Stored data:

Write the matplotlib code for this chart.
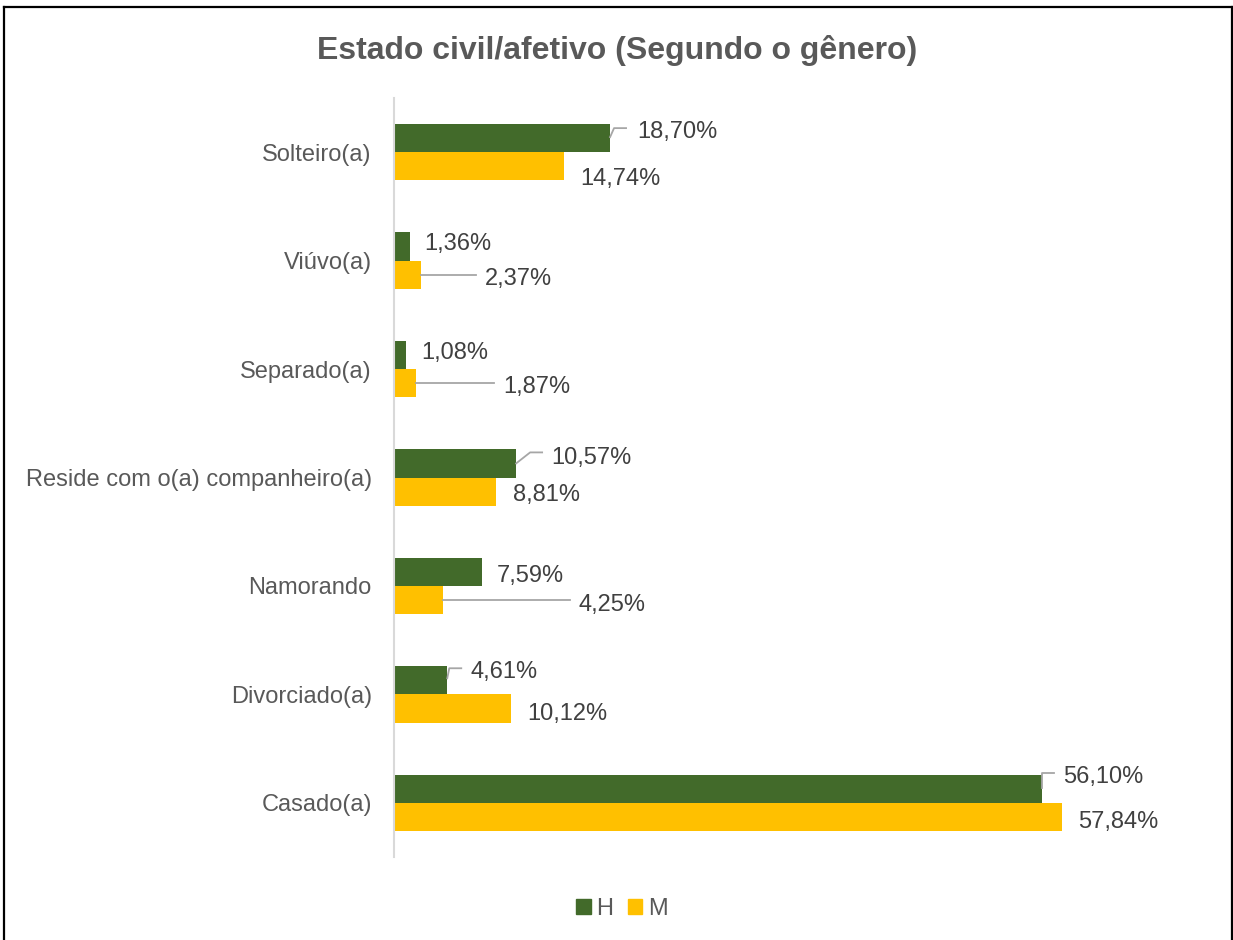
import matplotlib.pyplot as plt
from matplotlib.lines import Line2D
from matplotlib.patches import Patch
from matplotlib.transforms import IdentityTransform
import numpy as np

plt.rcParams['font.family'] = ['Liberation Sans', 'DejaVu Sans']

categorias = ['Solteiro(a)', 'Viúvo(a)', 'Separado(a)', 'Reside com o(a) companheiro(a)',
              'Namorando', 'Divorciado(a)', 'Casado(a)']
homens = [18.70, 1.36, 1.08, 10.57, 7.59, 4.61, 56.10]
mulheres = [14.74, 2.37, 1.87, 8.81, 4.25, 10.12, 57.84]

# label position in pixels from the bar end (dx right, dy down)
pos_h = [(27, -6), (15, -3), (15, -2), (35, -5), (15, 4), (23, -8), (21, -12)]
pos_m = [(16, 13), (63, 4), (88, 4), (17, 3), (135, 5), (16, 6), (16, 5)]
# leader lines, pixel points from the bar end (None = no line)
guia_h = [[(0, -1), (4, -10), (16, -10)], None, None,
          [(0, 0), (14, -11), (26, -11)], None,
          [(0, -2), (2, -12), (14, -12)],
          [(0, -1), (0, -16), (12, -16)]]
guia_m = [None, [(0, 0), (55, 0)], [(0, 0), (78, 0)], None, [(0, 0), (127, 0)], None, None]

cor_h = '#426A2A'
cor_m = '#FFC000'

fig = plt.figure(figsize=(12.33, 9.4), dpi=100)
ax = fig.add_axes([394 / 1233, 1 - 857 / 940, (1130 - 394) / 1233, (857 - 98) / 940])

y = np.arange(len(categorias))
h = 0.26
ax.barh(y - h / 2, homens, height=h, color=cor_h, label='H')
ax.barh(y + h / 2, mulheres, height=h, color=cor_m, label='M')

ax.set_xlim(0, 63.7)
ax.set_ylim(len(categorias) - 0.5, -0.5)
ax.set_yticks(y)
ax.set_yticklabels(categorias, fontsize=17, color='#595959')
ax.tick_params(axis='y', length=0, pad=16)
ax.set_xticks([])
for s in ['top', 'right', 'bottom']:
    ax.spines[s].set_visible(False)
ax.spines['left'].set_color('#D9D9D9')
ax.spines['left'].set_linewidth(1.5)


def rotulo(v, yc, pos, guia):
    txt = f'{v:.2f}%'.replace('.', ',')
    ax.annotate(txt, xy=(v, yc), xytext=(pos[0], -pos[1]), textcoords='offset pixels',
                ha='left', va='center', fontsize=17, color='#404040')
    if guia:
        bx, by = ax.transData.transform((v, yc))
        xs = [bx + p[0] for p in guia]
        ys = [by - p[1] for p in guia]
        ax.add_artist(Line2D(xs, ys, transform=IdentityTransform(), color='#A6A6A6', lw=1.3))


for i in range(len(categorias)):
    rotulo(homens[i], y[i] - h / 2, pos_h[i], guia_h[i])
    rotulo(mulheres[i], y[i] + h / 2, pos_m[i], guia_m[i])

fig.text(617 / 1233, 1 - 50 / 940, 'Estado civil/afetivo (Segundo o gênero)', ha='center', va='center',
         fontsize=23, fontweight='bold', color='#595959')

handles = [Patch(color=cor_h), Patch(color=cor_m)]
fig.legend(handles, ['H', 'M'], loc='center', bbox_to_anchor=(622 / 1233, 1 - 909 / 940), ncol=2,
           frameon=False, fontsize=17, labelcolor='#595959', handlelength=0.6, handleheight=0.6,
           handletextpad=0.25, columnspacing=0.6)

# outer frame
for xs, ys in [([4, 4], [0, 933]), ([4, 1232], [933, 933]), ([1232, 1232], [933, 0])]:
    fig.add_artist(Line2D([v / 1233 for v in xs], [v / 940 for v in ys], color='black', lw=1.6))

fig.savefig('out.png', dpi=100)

==

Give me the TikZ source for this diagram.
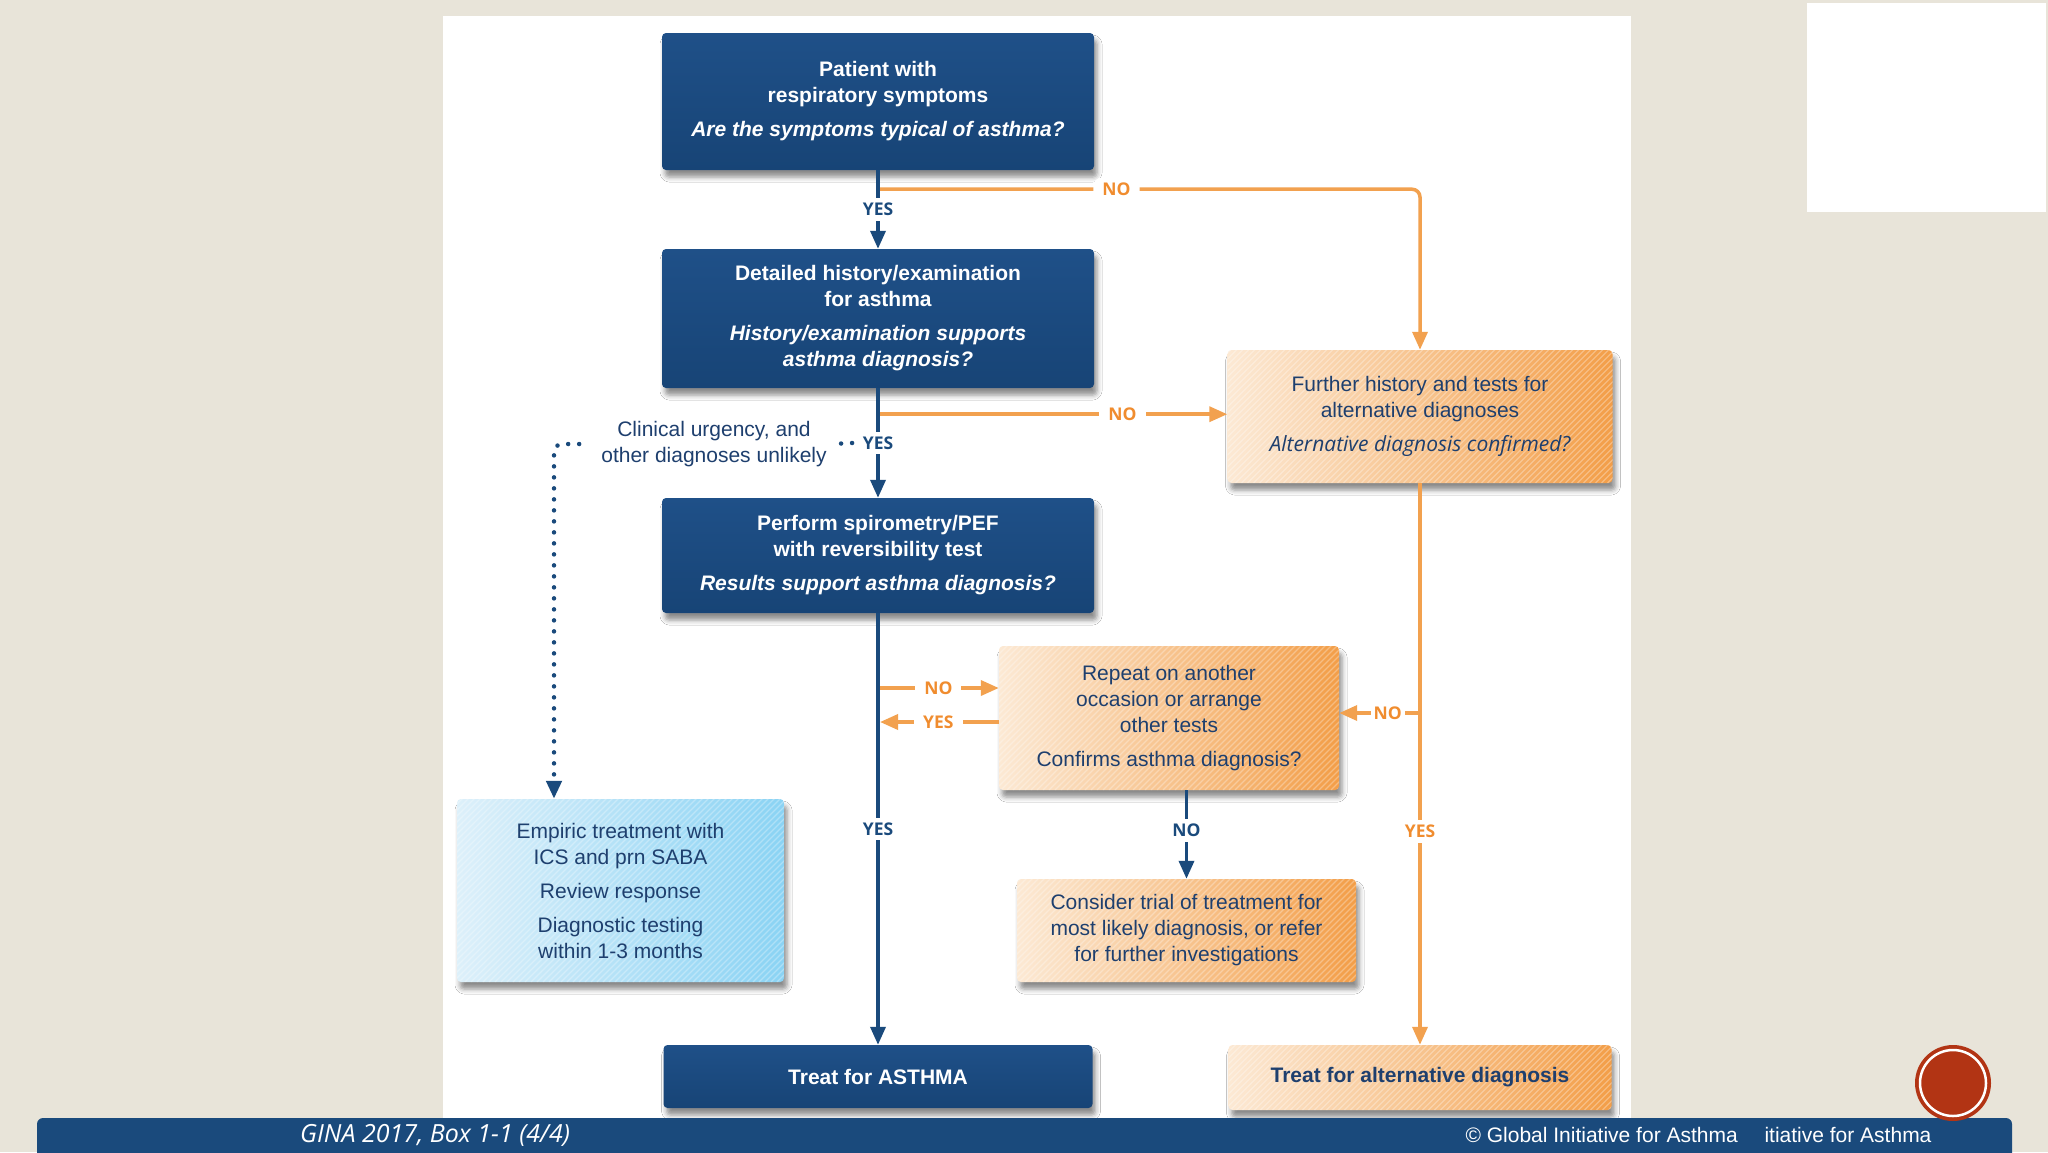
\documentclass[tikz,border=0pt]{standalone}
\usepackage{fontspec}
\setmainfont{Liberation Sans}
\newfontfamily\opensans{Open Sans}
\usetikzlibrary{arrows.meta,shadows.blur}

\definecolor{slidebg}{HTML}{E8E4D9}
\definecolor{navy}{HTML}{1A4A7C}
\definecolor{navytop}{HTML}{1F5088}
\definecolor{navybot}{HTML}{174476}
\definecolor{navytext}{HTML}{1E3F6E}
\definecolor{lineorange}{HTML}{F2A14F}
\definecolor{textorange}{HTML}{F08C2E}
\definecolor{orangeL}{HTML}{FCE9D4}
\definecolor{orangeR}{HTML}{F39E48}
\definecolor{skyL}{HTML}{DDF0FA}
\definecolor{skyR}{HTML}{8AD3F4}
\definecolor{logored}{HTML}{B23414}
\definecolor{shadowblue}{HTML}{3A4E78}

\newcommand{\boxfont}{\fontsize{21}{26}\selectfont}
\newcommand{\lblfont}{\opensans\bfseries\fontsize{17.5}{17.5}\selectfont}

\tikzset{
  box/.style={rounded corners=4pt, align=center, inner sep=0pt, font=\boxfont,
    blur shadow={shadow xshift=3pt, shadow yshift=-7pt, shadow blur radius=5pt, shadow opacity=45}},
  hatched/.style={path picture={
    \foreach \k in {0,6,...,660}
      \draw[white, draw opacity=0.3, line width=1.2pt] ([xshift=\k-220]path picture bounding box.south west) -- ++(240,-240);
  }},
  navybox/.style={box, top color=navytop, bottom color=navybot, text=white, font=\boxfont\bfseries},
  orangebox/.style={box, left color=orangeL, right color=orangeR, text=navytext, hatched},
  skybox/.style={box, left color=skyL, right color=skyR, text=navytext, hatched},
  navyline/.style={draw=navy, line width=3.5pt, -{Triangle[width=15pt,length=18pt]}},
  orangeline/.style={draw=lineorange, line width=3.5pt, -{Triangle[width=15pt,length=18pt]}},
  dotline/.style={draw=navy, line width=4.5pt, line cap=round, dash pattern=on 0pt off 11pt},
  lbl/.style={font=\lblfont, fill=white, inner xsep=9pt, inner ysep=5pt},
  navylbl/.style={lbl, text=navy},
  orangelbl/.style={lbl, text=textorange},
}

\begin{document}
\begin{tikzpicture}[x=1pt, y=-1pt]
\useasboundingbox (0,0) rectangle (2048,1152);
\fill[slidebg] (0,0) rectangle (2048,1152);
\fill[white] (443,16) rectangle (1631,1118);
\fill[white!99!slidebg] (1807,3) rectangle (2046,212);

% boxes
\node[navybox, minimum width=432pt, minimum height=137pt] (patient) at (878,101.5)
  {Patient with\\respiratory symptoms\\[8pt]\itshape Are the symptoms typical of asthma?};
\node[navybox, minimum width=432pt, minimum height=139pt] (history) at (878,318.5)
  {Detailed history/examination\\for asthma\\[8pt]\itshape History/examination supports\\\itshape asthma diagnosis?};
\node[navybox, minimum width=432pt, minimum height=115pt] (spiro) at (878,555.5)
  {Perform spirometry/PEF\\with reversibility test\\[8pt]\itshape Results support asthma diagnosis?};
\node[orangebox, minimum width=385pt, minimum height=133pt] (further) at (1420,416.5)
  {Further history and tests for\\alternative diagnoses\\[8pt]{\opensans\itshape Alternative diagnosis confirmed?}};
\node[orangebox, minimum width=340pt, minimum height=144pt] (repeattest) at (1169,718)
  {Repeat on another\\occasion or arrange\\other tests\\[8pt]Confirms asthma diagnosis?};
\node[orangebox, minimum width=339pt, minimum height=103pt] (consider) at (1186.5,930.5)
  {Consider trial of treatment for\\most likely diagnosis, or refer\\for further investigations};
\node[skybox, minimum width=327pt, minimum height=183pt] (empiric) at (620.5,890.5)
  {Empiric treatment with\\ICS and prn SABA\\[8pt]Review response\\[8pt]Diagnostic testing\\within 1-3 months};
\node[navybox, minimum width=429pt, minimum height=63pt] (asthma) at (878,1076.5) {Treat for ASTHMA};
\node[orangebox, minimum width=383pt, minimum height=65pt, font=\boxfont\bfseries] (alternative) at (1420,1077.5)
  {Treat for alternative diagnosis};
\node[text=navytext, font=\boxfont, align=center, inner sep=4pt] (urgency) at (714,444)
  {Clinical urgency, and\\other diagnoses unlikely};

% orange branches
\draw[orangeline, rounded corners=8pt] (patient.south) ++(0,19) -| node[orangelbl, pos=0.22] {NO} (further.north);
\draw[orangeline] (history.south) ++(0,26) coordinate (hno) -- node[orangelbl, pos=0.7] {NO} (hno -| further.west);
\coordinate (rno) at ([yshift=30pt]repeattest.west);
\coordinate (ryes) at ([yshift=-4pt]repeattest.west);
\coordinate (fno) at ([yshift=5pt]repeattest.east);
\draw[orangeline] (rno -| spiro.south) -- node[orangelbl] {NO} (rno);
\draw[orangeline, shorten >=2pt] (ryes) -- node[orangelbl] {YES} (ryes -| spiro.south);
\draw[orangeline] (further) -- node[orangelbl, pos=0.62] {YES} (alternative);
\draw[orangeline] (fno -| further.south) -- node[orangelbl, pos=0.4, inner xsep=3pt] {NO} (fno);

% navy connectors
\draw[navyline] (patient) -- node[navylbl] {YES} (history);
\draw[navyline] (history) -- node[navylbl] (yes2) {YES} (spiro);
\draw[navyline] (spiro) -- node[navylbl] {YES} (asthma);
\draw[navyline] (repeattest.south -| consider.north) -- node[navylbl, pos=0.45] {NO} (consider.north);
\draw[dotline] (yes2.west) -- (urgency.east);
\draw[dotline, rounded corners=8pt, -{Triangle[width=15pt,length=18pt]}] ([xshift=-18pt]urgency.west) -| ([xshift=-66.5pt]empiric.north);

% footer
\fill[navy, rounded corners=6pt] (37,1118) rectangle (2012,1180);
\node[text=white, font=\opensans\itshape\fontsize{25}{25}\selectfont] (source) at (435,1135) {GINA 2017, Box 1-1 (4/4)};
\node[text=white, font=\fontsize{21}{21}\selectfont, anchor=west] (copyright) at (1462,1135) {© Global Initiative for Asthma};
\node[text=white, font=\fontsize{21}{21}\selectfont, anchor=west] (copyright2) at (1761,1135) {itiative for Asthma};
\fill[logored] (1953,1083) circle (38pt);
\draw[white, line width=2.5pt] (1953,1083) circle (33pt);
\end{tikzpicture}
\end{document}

Problem to solve:
Copy out exactly the material that runs from the line with "Write the matplotlib code for this chart." to the line with "cor_m = '#FFC000'", ends included, and leave the pictures behind.

Solution to this task:
Write the matplotlib code for this chart.
import matplotlib.pyplot as plt
from matplotlib.lines import Line2D
from matplotlib.patches import Patch
from matplotlib.transforms import IdentityTransform
import numpy as np

plt.rcParams['font.family'] = ['Liberation Sans', 'DejaVu Sans']

categorias = ['Solteiro(a)', 'Viúvo(a)', 'Separado(a)', 'Reside com o(a) companheiro(a)',
              'Namorando', 'Divorciado(a)', 'Casado(a)']
homens = [18.70, 1.36, 1.08, 10.57, 7.59, 4.61, 56.10]
mulheres = [14.74, 2.37, 1.87, 8.81, 4.25, 10.12, 57.84]

# label position in pixels from the bar end (dx right, dy down)
pos_h = [(27, -6), (15, -3), (15, -2), (35, -5), (15, 4), (23, -8), (21, -12)]
pos_m = [(16, 13), (63, 4), (88, 4), (17, 3), (135, 5), (16, 6), (16, 5)]
# leader lines, pixel points from the bar end (None = no line)
guia_h = [[(0, -1), (4, -10), (16, -10)], None, None,
          [(0, 0), (14, -11), (26, -11)], None,
          [(0, -2), (2, -12), (14, -12)],
          [(0, -1), (0, -16), (12, -16)]]
guia_m = [None, [(0, 0), (55, 0)], [(0, 0), (78, 0)], None, [(0, 0), (127, 0)], None, None]

cor_h = '#426A2A'
cor_m = '#FFC000'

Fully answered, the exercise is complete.